Statute of Praemunire
- Parliament of England
- Long title: Recital that the remedy to recover presentations is in the King's court ... Praemunire for purchasing translations bulls or any other instrument from Rome or elsewhere.
- Citation: 16 Ric. 2. c. 5
- Territorial extent: England and Wales; Scotland; Ireland;

Dates
- Royal assent: 1393
- Commencement: 20 January 1393
- Repealed: 1 February 1969

Other legislation
- Repealed by: Criminal Law Act 1967 (England & Wales and Scotland); Criminal Justice (Miscellaneous Provisions) Act 1968 (Northern Ireland); Statute Law Revision Act 1983 (Republic of Ireland);

Status: Repealed

Text of statute as originally enacted

= Statute of Praemunire =

Act of the Parliament of England

The Statute of Praemunire (16 Ric. 2. c. 5) was an act of the Parliament of England enacted in 1392, during the reign of Richard II. Its intention was to limit the powers of the papacy in England, by making it illegal to appeal an English court case to the pope if the king objected, or for anyone to act in a way that recognised papal authority over the authority of the king. In the 15th century it came to be read as including within its ban ecclesiastical courts inside England. The statute was later reaffirmed by the Statute in Restraint of Appeals (Ecclesiastical Appeals Act 1532) (24 Hen. 8. c. 12) in the reign of Henry VIII and was used to remove Thomas Wolsey from power. The word praemunire originally referred to the writ of summons issued against a person accused under this and similar statutes, and later came to mean offences against the statutes.
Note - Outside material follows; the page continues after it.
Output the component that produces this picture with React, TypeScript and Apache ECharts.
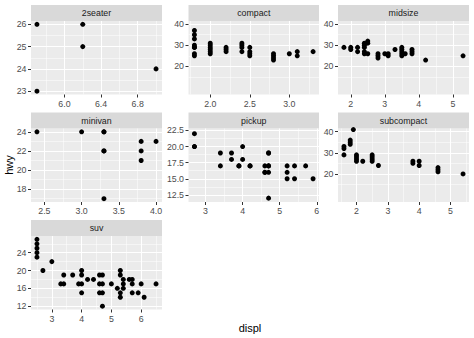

== Subsequent developments ==
The whole act was repealed by section 13 of, and part I of schedule 4 to, the Criminal Law Act 1967 for Great Britain and section 16 of, and schedule 4 to, the Criminal Justice (Miscellaneous Provisions) Act (Northern Ireland) 1968 for Northern Ireland).

The whole of 16 Ric. 2., of which this chapter was part, was repealed for the Republic of Ireland by section 1 of, and part 2 of the schedule to, the Statute Law Revision Act 1983.